__Data block__
******
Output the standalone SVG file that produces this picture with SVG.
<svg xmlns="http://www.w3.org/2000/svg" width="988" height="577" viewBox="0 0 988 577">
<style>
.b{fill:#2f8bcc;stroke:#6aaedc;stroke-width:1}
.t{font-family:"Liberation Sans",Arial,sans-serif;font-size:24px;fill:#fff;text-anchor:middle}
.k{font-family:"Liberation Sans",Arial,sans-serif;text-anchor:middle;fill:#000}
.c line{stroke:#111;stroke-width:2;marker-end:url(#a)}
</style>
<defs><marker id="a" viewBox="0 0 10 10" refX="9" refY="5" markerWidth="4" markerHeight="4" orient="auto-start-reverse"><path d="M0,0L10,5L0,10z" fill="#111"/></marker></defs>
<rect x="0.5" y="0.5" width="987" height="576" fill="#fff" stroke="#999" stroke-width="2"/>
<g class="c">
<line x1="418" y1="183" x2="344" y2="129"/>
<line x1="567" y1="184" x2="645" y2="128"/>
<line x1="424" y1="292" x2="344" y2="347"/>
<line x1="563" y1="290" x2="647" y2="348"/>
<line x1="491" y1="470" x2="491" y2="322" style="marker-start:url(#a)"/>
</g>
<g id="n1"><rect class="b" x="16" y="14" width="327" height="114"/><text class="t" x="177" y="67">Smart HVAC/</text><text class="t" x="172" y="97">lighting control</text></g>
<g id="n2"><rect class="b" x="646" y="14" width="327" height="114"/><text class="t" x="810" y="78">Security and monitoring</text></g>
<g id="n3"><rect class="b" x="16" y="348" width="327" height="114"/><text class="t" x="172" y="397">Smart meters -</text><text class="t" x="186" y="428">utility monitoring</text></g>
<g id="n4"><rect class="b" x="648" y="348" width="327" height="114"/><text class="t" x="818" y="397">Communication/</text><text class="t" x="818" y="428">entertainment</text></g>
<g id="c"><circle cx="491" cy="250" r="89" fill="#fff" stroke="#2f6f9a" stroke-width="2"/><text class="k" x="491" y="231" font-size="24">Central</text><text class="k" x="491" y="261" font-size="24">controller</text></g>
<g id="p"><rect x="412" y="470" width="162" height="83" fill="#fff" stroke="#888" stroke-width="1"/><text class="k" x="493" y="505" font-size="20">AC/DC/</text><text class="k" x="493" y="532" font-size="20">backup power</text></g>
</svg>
******
__Your task__
Copy all of the data. Keep every word exactly as it is.

__Reply__
Output the standalone SVG file that produces this picture with SVG.
<svg xmlns="http://www.w3.org/2000/svg" width="988" height="577" viewBox="0 0 988 577">
<style>
.b{fill:#2f8bcc;stroke:#6aaedc;stroke-width:1}
.t{font-family:"Liberation Sans",Arial,sans-serif;font-size:24px;fill:#fff;text-anchor:middle}
.k{font-family:"Liberation Sans",Arial,sans-serif;text-anchor:middle;fill:#000}
.c line{stroke:#111;stroke-width:2;marker-end:url(#a)}
</style>
<defs><marker id="a" viewBox="0 0 10 10" refX="9" refY="5" markerWidth="4" markerHeight="4" orient="auto-start-reverse"><path d="M0,0L10,5L0,10z" fill="#111"/></marker></defs>
<rect x="0.5" y="0.5" width="987" height="576" fill="#fff" stroke="#999" stroke-width="2"/>
<g class="c">
<line x1="418" y1="183" x2="344" y2="129"/>
<line x1="567" y1="184" x2="645" y2="128"/>
<line x1="424" y1="292" x2="344" y2="347"/>
<line x1="563" y1="290" x2="647" y2="348"/>
<line x1="491" y1="470" x2="491" y2="322" style="marker-start:url(#a)"/>
</g>
<g id="n1"><rect class="b" x="16" y="14" width="327" height="114"/><text class="t" x="177" y="67">Smart HVAC/</text><text class="t" x="172" y="97">lighting control</text></g>
<g id="n2"><rect class="b" x="646" y="14" width="327" height="114"/><text class="t" x="810" y="78">Security and monitoring</text></g>
<g id="n3"><rect class="b" x="16" y="348" width="327" height="114"/><text class="t" x="172" y="397">Smart meters -</text><text class="t" x="186" y="428">utility monitoring</text></g>
<g id="n4"><rect class="b" x="648" y="348" width="327" height="114"/><text class="t" x="818" y="397">Communication/</text><text class="t" x="818" y="428">entertainment</text></g>
<g id="c"><circle cx="491" cy="250" r="89" fill="#fff" stroke="#2f6f9a" stroke-width="2"/><text class="k" x="491" y="231" font-size="24">Central</text><text class="k" x="491" y="261" font-size="24">controller</text></g>
<g id="p"><rect x="412" y="470" width="162" height="83" fill="#fff" stroke="#888" stroke-width="1"/><text class="k" x="493" y="505" font-size="20">AC/DC/</text><text class="k" x="493" y="532" font-size="20">backup power</text></g>
</svg>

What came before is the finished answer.